Winemakes to alter labels

Two of Canada's largest winemakers said Thursday they will change the labelling of their bulk import wines in response to a consumer backlash over the sale of them as B.C. wine.

They never intended to mislead consumers, John Peller, president of Andrew Peller Ltd. and Eric Morham, president of Vincor Canada, said in an exclusive interview with the editorial board of The Vancouver Sun. New label concepts are already in the works, they said.

"We've heard the feedback loud and clear," said Peller.

Further, they have been in discussion with the Liquor Distribution Branch to ensure the labelling and marketing of their bulk import wines clearly indicates they are not real B.C. wines.

The shift in labelling comes two weeks after The Vancouver Sun revealed the wines are not required by law to have even a drop of B.C. wine in them. The winery CEOs said the wines are brought into the country from Chile, California and other countries in 24,000-litre containers. They do have some domestic wine blended in, they said.

They account for 50 per cent of the volume of all Canadian wine sales.

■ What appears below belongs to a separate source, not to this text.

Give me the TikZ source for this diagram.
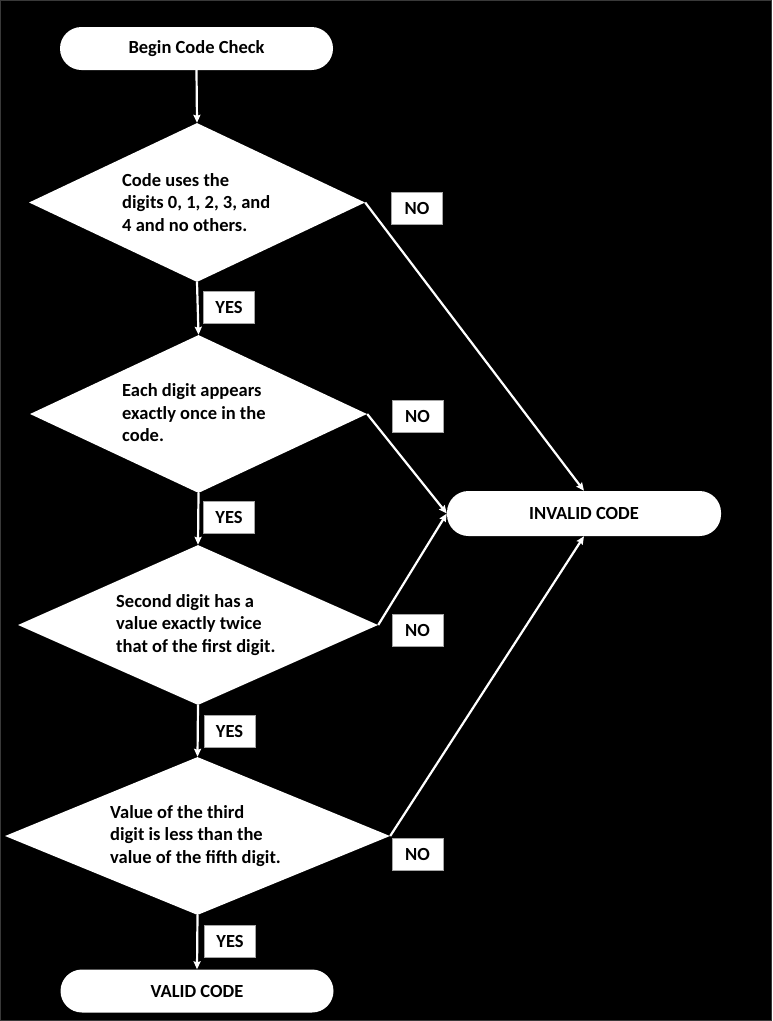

At present, the wines are sold in the B.C. wines section of government liquor stores and identified as products of Canada. Small print on the back of the label, however, states they are imports that have only been "cellared" in Canada, meaning they have been blended and bottled here.

In a separate interview, Rich Coleman, minister responsible for the Liquor Distribution Branch, said the LDB is onside with the changes in marketing the wines.

"I have already told our guys to look at how it is displayed in the stores. It will be fixed."

Coleman said Vincor, which is an official Olympic supplier, told him its Cellared in Canada wines should be relabelled before the 2010 Games begin, a sensitive issue for both the government and the winery.

"I think you will see the marketing change," Coleman said.

Vincor's Morham estimated the changes should take about three to five months.

If regulatory issues slow the process down, the winemakers said they will voluntarily put the information on the front label.

Morham produced mock-up labels that Vincor is considering for its Sawmill Creek brand that state in large print on the front of the bottle the origin of the wine. One option states "International Canadian Blend." The other, "Cellared in Canada."

The major wineries are also considering a special Cellared in Canada logo to identify the product.

"There has never been any intention on any part of our companies to mislead consumers," said Peller. "We will take immediate steps to rectify and clarify the confusion because there has never been any intention on our parts to deceive.

"There's an opportunity to remove some of the misinformation and confusion and we will do it. I guarantee you. You have my word. Our goal is to label them open and honestly and be as absolutely transparent as one can be."

Morham said labelling was never considered significant on the bulk wines because consumers of Cellared in Canada wines are looking for consistency of taste and quality rather than place of origin, which is the main driver in the 100-per-cent B.C. wines.

"All of this has been a wake-up call for us. The value of what has happened to us is that clearly it has raised an issue where consumers have a concern and I think that it is our responsibility to try and be as transparent and forthcoming as possible.

'The honest-to-God truth is that we haven't been really focused on this. We haven't been trying to deceive people. We haven't been trying to mislead people. The simple truth is, it's not something we have talked about," Morham said.

The quick response to the bulk wine issue earned the two companies praise from wine drinkers.

Glenn MacCoubrey, of Surrey, had launched his own personal boycott of the wines after reading The Sun articles. He said he would go back to buying the products if they are clearly identified.

"I was not getting what I thought I was getting, which for a consumer is a no-no," he said.

MacCoubrey said that he was a loyal B.C. wine drinker who felt betrayed.

"It's like cheering for the Canucks. There's certain bragging rights an individual gets when you go out and you know you are ordering a B.C. wine.

"I am glad to see a quick response. It behooves them to straighten this out before the Olympics."

Vancouver lawyer Al Hudec, a wine lover who follows the B.C. industry closely, said the major companies had a lot to lose by not acting quickly.

"I applaud it. I really applaud it," he said of the pledges to relabel the wines.

"When consumers focused on it, I think they were offended by the confusion."